_The exercise_. Leave out all pictures and give back precisely the lines from the line with "Output the web" to the line with "const yR = d3.scaleLinear().domain([0, 25]).range([yBot, yTop]);", including those two lines.

_Data shown_.
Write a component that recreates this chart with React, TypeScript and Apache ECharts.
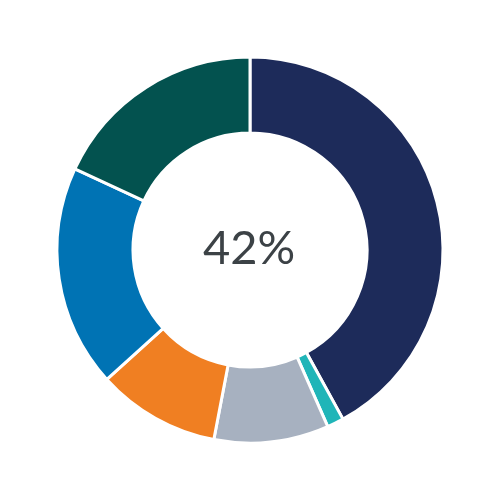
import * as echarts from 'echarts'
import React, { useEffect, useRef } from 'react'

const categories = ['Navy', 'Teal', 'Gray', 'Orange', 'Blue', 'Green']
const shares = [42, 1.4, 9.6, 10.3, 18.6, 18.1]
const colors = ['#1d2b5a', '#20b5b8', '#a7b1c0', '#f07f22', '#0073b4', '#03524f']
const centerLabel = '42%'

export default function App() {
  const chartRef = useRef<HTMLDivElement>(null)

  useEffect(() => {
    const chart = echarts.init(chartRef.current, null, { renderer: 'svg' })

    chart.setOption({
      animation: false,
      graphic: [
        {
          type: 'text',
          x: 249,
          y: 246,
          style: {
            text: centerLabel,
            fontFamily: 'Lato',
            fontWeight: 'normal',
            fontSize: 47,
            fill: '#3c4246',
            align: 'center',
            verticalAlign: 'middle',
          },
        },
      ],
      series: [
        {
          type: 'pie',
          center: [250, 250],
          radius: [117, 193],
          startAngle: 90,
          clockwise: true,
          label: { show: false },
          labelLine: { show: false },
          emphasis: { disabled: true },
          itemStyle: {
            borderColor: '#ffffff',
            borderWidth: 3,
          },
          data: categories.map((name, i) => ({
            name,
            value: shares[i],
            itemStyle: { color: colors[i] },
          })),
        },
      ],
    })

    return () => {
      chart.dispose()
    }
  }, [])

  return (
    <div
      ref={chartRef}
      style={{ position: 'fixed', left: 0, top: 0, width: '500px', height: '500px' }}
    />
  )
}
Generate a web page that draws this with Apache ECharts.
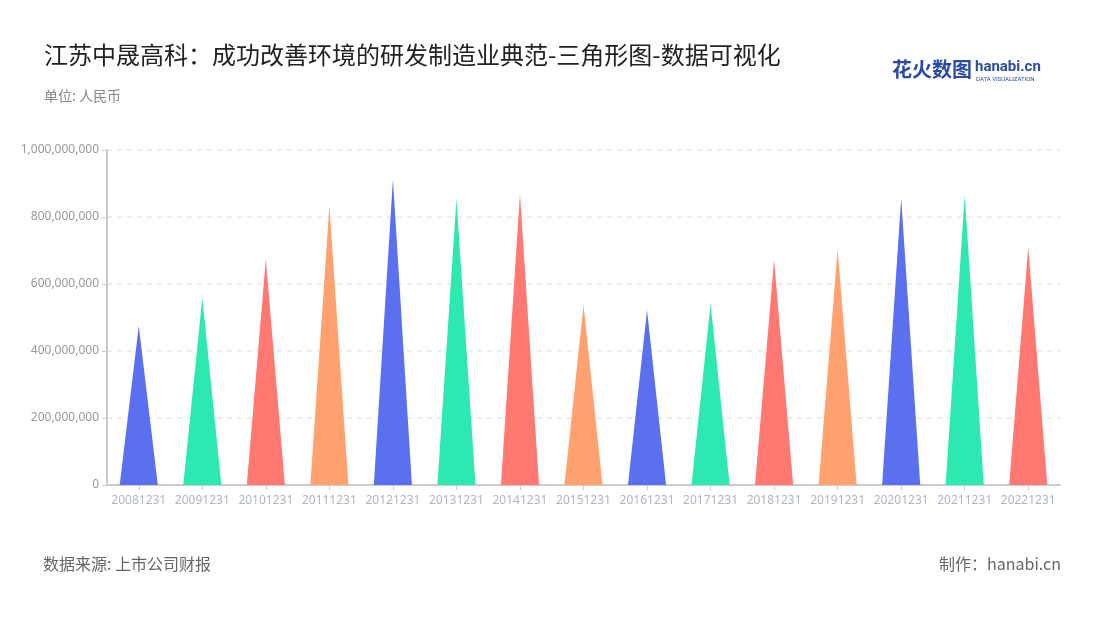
...
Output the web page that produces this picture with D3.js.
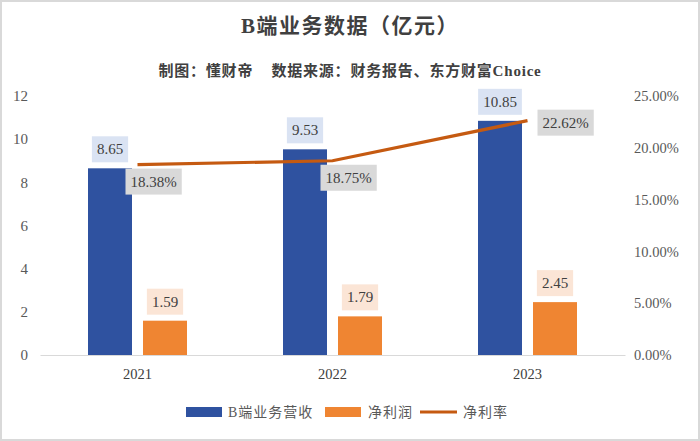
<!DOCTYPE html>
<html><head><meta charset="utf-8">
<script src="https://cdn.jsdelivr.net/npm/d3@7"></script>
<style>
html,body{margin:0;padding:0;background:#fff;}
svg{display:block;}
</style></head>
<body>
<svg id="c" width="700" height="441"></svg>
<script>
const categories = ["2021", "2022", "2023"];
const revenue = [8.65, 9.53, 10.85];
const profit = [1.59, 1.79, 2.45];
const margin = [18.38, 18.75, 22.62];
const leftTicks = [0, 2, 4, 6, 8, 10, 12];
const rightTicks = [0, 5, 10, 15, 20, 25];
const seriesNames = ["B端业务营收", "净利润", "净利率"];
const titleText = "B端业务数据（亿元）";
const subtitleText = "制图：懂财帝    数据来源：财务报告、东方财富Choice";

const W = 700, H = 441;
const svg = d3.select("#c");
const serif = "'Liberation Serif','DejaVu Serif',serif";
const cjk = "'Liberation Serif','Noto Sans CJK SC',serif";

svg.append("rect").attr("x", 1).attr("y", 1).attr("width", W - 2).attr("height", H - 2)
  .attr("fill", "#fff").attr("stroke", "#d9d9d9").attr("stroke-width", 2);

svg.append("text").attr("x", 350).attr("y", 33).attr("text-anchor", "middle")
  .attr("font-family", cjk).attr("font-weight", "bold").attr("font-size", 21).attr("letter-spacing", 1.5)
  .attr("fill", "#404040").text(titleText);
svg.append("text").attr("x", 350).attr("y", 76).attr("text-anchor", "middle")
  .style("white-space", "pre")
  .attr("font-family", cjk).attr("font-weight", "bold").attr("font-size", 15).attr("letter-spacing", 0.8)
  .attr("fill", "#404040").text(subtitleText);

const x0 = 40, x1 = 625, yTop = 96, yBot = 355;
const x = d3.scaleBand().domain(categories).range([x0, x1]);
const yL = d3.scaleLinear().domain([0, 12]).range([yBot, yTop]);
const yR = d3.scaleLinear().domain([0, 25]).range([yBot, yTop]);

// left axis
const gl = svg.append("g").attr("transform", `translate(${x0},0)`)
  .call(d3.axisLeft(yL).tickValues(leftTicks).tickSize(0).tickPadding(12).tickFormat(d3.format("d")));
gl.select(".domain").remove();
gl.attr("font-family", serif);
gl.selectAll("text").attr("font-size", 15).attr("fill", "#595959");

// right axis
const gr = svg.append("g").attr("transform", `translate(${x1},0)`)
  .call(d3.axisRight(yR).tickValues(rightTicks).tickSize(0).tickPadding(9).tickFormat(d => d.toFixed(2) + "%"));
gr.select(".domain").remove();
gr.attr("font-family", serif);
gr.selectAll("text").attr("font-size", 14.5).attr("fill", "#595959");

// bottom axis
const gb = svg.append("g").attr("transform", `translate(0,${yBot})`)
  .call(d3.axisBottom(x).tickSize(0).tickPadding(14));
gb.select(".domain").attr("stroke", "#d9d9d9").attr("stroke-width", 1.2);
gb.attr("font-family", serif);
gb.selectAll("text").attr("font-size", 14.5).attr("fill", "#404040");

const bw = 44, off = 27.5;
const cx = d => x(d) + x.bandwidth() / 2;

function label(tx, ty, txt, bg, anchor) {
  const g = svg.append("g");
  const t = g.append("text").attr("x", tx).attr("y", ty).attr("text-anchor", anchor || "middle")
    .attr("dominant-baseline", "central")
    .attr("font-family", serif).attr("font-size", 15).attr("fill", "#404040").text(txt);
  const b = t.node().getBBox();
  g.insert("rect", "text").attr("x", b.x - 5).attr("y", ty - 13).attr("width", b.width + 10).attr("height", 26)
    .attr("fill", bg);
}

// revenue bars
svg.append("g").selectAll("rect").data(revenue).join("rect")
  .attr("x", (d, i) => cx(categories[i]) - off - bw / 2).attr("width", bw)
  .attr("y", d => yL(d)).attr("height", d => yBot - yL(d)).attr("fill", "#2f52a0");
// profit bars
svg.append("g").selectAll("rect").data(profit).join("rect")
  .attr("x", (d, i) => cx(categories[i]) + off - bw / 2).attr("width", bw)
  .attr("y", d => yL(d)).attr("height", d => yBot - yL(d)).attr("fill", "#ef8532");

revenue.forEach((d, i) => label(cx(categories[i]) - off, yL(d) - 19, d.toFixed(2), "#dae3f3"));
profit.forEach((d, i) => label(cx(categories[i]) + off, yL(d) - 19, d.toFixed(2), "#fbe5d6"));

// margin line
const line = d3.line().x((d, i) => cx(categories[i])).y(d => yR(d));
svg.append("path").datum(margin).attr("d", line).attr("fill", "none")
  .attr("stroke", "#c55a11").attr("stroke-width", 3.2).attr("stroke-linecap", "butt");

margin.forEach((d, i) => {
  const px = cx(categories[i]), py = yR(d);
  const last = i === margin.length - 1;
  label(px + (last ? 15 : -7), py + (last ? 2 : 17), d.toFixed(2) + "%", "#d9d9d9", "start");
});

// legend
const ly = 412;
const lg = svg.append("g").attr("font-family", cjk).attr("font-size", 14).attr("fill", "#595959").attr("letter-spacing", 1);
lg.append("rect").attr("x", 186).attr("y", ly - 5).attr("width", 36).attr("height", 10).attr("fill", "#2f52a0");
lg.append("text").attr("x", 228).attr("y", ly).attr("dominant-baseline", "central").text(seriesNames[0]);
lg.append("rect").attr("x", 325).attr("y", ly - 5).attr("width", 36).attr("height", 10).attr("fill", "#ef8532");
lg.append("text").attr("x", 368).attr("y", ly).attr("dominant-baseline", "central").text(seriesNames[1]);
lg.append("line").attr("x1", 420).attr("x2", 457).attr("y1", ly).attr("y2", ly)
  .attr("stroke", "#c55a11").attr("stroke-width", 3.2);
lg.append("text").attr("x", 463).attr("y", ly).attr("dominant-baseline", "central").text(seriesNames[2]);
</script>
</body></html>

_Full output_.
Output the web page that produces this picture with D3.js.
<!DOCTYPE html>
<html><head><meta charset="utf-8">
<script src="https://cdn.jsdelivr.net/npm/d3@7"></script>
<style>
html,body{margin:0;padding:0;background:#fff;}
svg{display:block;}
</style></head>
<body>
<svg id="c" width="700" height="441"></svg>
<script>
const categories = ["2021", "2022", "2023"];
const revenue = [8.65, 9.53, 10.85];
const profit = [1.59, 1.79, 2.45];
const margin = [18.38, 18.75, 22.62];
const leftTicks = [0, 2, 4, 6, 8, 10, 12];
const rightTicks = [0, 5, 10, 15, 20, 25];
const seriesNames = ["B端业务营收", "净利润", "净利率"];
const titleText = "B端业务数据（亿元）";
const subtitleText = "制图：懂财帝    数据来源：财务报告、东方财富Choice";

const W = 700, H = 441;
const svg = d3.select("#c");
const serif = "'Liberation Serif','DejaVu Serif',serif";
const cjk = "'Liberation Serif','Noto Sans CJK SC',serif";

svg.append("rect").attr("x", 1).attr("y", 1).attr("width", W - 2).attr("height", H - 2)
  .attr("fill", "#fff").attr("stroke", "#d9d9d9").attr("stroke-width", 2);

svg.append("text").attr("x", 350).attr("y", 33).attr("text-anchor", "middle")
  .attr("font-family", cjk).attr("font-weight", "bold").attr("font-size", 21).attr("letter-spacing", 1.5)
  .attr("fill", "#404040").text(titleText);
svg.append("text").attr("x", 350).attr("y", 76).attr("text-anchor", "middle")
  .style("white-space", "pre")
  .attr("font-family", cjk).attr("font-weight", "bold").attr("font-size", 15).attr("letter-spacing", 0.8)
  .attr("fill", "#404040").text(subtitleText);

const x0 = 40, x1 = 625, yTop = 96, yBot = 355;
const x = d3.scaleBand().domain(categories).range([x0, x1]);
const yL = d3.scaleLinear().domain([0, 12]).range([yBot, yTop]);
const yR = d3.scaleLinear().domain([0, 25]).range([yBot, yTop]);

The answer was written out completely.